Friday, 9 April 2010

Ill Behaviour

Sometimes something happens in front of me, and although it is fascinating and extraordinary at the time, the thought that pops into my head is not 'Ohmygod, that's fascinating and extraordinary,' but 'Ohmygod I can't WAIT to write about this.'

That happened this morning.

I was on a fairly packed commuter tube northbound, standing in the central atrium bit, leaning against the glass partition that separates the standing section from the seats. Despite the high density of people, I'd managed to angle myself so that I could read my book, the brilliant River of Time by Jon Swain, tales of 1970s Cambodia and Vietnam so potent and engrossing that I momentarily forgot where I was. But suddenly, across the width of the carriage, by the opposite doors, someone sneezed - a strange, cracking noise that jerked my attention. I looked up from my book. There, a metre or so away, was a young man who, from the mouth down, was completely covered in opaque white vomit. It had clearly taken him utterly by surprise. Several people around him had been splattered by the force of the eruption. It was all over him, down his chin, his shirt, over his suit jacket which he'd draped over one arm; thick, smooth emissions like emulsion paint, but with small yellow items flecked within. I'm guessing he'd had something like the world's largest ever bowl of Ricicles for breakfast. A matter of seconds later, we pulled in to a station and he exited. The remaining people looked around, some horrified, some smiling, all silently listening to their own world, white headphones snaking into their ears. It was British tolerance at its best.

The space vacated by the puker stood empty for a couple of stops, and in that time, I was able to secure a seat, three away from the vomit-covered partition on the same side. The girl sitting next to the partition had a good half pint of vomit sliding down the other side of the glass to her left, but she appeared to be calm. Then a man boarded the train, saw the rare area of space, pushed through to stand in it and then leant on the partition, covering his dark jacket in another man's sick before 9am. Disappointing. When another passenger alerted him to his nightmare, he dealt with it well, blushing and giggling rather than getting angry, and later helpfully pointed out the offending matter to another young man who had been about to make a similar mistake. It was all rather cheery. And a tube first for me.

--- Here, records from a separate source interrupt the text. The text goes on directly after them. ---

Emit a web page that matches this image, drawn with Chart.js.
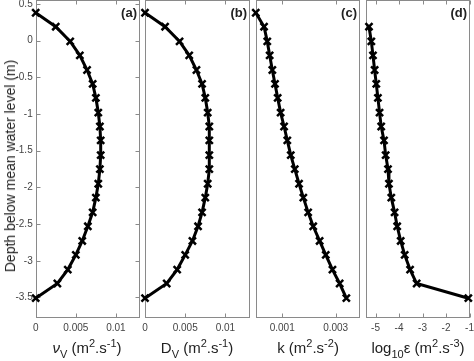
<!DOCTYPE html>
<html>
<head>
<meta charset="utf-8">
<script src="https://cdn.jsdelivr.net/npm/chart.js@4.4.1/dist/chart.umd.min.js"></script>
<style>
  body { margin: 0; background: #fff; }
  #wrap { position: relative; width: 474px; height: 361px; overflow: hidden; font-family: "Liberation Sans", Arial, sans-serif; color: #222; }
  canvas { position: absolute; left: 0; top: 0; }
  .lbl { position: absolute; top: 5px; font-weight: bold; font-size: 13px; line-height: 15px; }
  .xt { position: absolute; top: 340px; font-size: 15px; line-height: 15px; white-space: nowrap; transform: translateX(-50%); }
  .xt .up { position: relative; top: -6px; font-size: 11px; }
  .xt .dn { position: relative; top: 5px; font-size: 11px; }
  .yt { position: absolute; left: 10px; top: 166px; font-size: 14px; white-space: nowrap; transform: translate(-50%, -50%) rotate(-90deg); }
</style>
</head>
<body>
<div id="wrap">
  <canvas id="pa" width="474" height="361"></canvas>
  <canvas id="pb" width="474" height="361"></canvas>
  <canvas id="pc" width="474" height="361"></canvas>
  <canvas id="pd" width="474" height="361"></canvas>

  <div class="yt">Depth below mean water level (m)</div>
  <div class="lbl" style="right:337px">(a)</div>
  <div class="lbl" style="right:227px">(b)</div>
  <div class="lbl" style="right:117px">(c)</div>
  <div class="lbl" style="right:7px">(d)</div>

  <div class="xt" style="left:87px"><i>ν</i><span class="dn">V</span> (m<span class="up">2</span>.s<span class="up">-1</span>)</div>
  <div class="xt" style="left:197px">D<span class="dn">V</span> (m<span class="up">2</span>.s<span class="up">-1</span>)</div>
  <div class="xt" style="left:308px">k (m<span class="up">2</span>.s<span class="up">-2</span>)</div>
  <div class="xt" style="left:418px">log<span class="dn">10</span>ε (m<span class="up">2</span>.s<span class="up">-3</span>)</div>
</div>

<script>
// profondeur des points (m)
const depth = [0.38, 0.19, -0.01, -0.20, -0.40, -0.59, -0.78, -0.98, -1.17, -1.36, -1.56,
    -1.75, -1.95, -2.14, -2.34, -2.53, -2.73, -2.92, -3.12, -3.31, -3.51]
const depthEps = depth.slice(1)

const nuV = [0, 0.0025, 0.0043, 0.0055, 0.0064, 0.0071, 0.0075, 0.0078, 0.0080, 0.0081, 0.0081,
    0.0080, 0.0078, 0.0075, 0.0071, 0.0065, 0.0058, 0.0050, 0.0040, 0.0027, 0]
const dV = [0, 0.0025, 0.0043, 0.0055, 0.0064, 0.0071, 0.0075, 0.0078, 0.0080, 0.0080, 0.0080,
    0.0080, 0.0078, 0.0075, 0.0071, 0.0066, 0.0059, 0.0050, 0.0040, 0.0027, 0]
const kTke = [0.00001, 0.00032, 0.00044, 0.00053, 0.00063, 0.00073, 0.00083, 0.00094, 0.00107, 0.00119, 0.00132,
    0.00147, 0.00163, 0.00179, 0.00197, 0.00216, 0.0024, 0.00263, 0.00288, 0.00315, 0.0034]
const logEps = [-5.28, -5.18, -5.11, -5.04, -4.97, -4.90, -4.83, -4.76, -4.64, -4.57,
    -4.47, -4.43, -4.33, -4.19, -4.08, -3.93, -3.76, -3.53, -3.25, -1.05]

const yTicks = [-3.5, -3, -2.5, -2, -1.5, -1, -0.5, 0, 0.5]
const xTicksV = [0, 0.005, 0.01]
const xTicksK = [0.001, 0.003]
const xTicksE = [-5, -4, -3, -2, -1]

const grisCadre = '#8a8a8a'
const fuente = { family: 'Liberation Sans', size: 10 }

const cadre = {
    id: 'cadre',
    beforeDatasetsDraw(chart, args, opts) {
        const { ctx, chartArea: a } = chart
        const L = Math.round(a.left) + 0.5, R = Math.round(a.right) - 0.5
        const T = Math.round(a.top) + 0.5, B = Math.round(a.bottom) - 0.5
        ctx.save()
        ctx.strokeStyle = grisCadre
        ctx.lineWidth = 1
        ctx.strokeRect(L, T, R - L, B - T)
        ctx.beginPath()
        chart.scales.x.ticks.forEach(t => {
            const px = Math.round(chart.scales.x.getPixelForValue(t.value)) + 0.5
            ctx.moveTo(px, B); ctx.lineTo(px, B - 4)
            ctx.moveTo(px, T); ctx.lineTo(px, T + 4)
        })
        if (opts.yTicks) {
            yTicks.forEach(v => {
                const py = Math.round(chart.scales.y.getPixelForValue(v)) + 0.5
                ctx.moveTo(L, py); ctx.lineTo(L + 4, py)
                ctx.moveTo(R, py); ctx.lineTo(R - 4, py)
            })
        }
        ctx.stroke()
        ctx.restore()
    }
}

const dibujarPanel = (id, xs, ys, xMin, xMax, xTicks, etiqueta, left, right, conY) => {
    let puntos = xs.map((v, i) => ({ x: v, y: ys[i] }))
    new Chart(document.getElementById(id), {
        type: 'scatter',
        data: {
            datasets: [{
                data: puntos,
                showLine: true,
                borderColor: '#000',
                borderWidth: 3,
                pointStyle: 'crossRot',
                pointRadius: 5,
                pointBorderWidth: 2.5,
                pointBorderColor: '#000',
                pointBackgroundColor: '#000',
                clip: false
            }]
        },
        options: {
            responsive: false,
            animation: false,
            events: [],
            layout: { autoPadding: false, padding: { left: left, right: right, top: 0.3, bottom: 23 } },
            plugins: { legend: { display: false }, tooltip: { enabled: false }, cadre: { yTicks: conY } },
            scales: {
                x: {
                    type: 'linear', min: xMin, max: xMax,
                    afterBuildTicks: s => { s.ticks = xTicks.map(v => ({ value: v })) },
                    ticks: { font: fuente, color: '#444', padding: 4, maxRotation: 0, autoSkip: false, callback: etiqueta },
                    grid: { display: false, drawTicks: false },
                    border: { display: false },
                    afterFit: s => { s.height = 20; s.paddingLeft = 0; s.paddingRight = 0 }
                },
                y: {
                    type: 'linear', min: -3.78, max: 0.55,
                    display: conY,
                    afterBuildTicks: s => { s.ticks = yTicks.map(v => ({ value: v })) },
                    ticks: { font: fuente, color: '#444', padding: 3, autoSkip: false, callback: v => String(v) },
                    grid: { display: false, drawTicks: false },
                    border: { display: false },
                    afterFit: s => { s.width = conY ? 24 : 0; s.paddingTop = 0; s.paddingBottom = 0 }
                }
            }
        },
        plugins: [cadre]
    })
}

dibujarPanel('pa', nuV, depth, 0, 0.013, xTicksV, v => String(v), 11.7, 334, true)
dibujarPanel('pb', dV, depth, 0, 0.013, xTicksV, v => String(v), 145, 224.5, false)
dibujarPanel('pc', kTke, depth, 0, 0.0039, xTicksK, v => String(v), 255.5, 114.3, false)
dibujarPanel('pd', logEps, depthEps, -5.42, -1, xTicksE, v => String(v), 365.7, 4.5, false)
</script>
</body>
</html>
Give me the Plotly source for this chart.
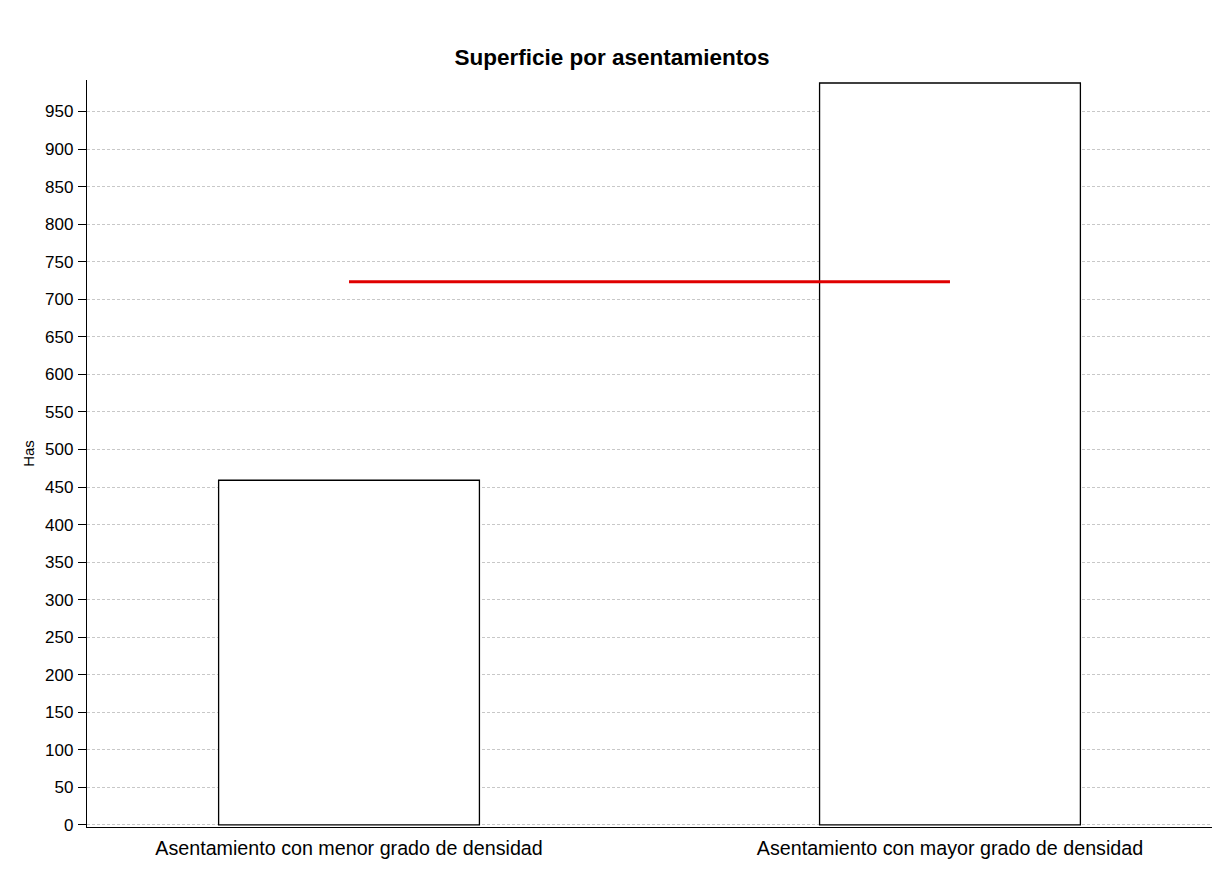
import plotly.graph_objects as go

categorias = ["Asentamiento con menor grado de densidad", "Asentamiento con mayor grado de densidad"]
superficie = [459, 988]
promedio = [723.5, 723.5]
ticks_y = list(range(0, 1000, 50))

fig = go.Figure()
fig.add_trace(go.Bar(
    x=categorias, y=superficie, width=0.434,
    marker=dict(color="white", line=dict(color="black", width=1.3)),
    showlegend=False, hoverinfo="skip",
))
fig.add_trace(go.Scatter(
    x=categorias, y=promedio, mode="lines",
    line=dict(color="#e00000", width=3), showlegend=False,
))

fig.update_layout(
    width=1214, height=892,
    paper_bgcolor="white", plot_bgcolor="white",
    margin=dict(l=87, r=2, t=80, b=65),
    font=dict(family="Liberation Sans, Arial, sans-serif", color="black", size=17),
    title=dict(text="<b>Superficie por asentamientos</b>", x=612/1214, xref="container",
               xanchor="center",
               y=1 - 57/892, yref="container", yanchor="middle",
               font=dict(size=22.5, family="Liberation Sans, Arial, sans-serif")),
)
fig.update_xaxes(
    type="category", range=[-0.436, 1.436],
    showline=True, linecolor="black", linewidth=1.3,
    ticks="", showgrid=False, tickfont=dict(size=19.7), ticklabelstandoff=3,
)
fig.update_yaxes(
    range=[-2.7, 992], tickvals=ticks_y,
    showline=True, linecolor="black", linewidth=1.3,
    ticks="outside", ticklen=8, tickcolor="black", tickwidth=1,
    showgrid=True, gridcolor="#c8c8c8", griddash="3px,2px", gridwidth=1,
    zeroline=False, tickfont=dict(size=17), ticklabelstandoff=1,
    title=dict(text="Has", font=dict(size=15), standoff=6),
)
fig.write_html("out.html", config={"displayModeBar": False},
               post_script="document.body.style.margin='0';")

It brought to mind my old hairdresser, Helen, who told me that when she had been pregnant she'd suffered really badly from morning sickness, and was always ill on the train to work every morning. At first, she'd held it in until a station, and then got off and been sick into a bin, and got back on the next train, but eventually she just took a plastic bag on board with her every morning and was quietly sick into it without even getting up from her seat. I was fairly disgusted at the time but if I'm ever pregnant, maybe I'll understand. Somehow I don't think morning sickness was the cause of the sneeze-chunder explosion I witnessed this morning, though. Unless science has moved on very quickly in the last week without my knowledge.

On an unrelated subject, last night I went to see Trash City at the Roundhouse. It was a weird cabaret spectacle with a fantastic set and bizarre performances including a vast black man dressed head to toe in white tulle singing a terrible version of Fix You by Coldplay, several strange transvestite geishas doing dance routines to what Chris described as nineties-influenced big beat, whipped cream, Alice Cooper, an hilarious song called something like 'Everyone's Fucking But Me', weird acrobatics, pole-dancing robots, nude women smeared in something resembling Marmite and then eating fire, heart-shaped balloons, feathers, and a vast dinosaur made out of reclaimed metal and a motorbike engine that thudded its way through the crowd as a finale. I love things like that. I don't really understand them, I don't have a clue what motivates people to put them together, but it's good to be out of the usual headspace, a bit like a legal LSD trip without the comedown or the panic about violent flashbacks which clearly never really happen but which we were warned about so persuasively at school that I have never done acid - something about a woman who was driving her kids down the motorway twenty years after she took a tab, and started seeing huge insects flying towards her and swerved to avoid them and wrote off her car, killing herself and her kids. And then another girl who stabbed herself to death in the bath with nail scissors, which, in retrospect, I'm not sure is even possible. Still, the horror stories worked. And Trash City is cool.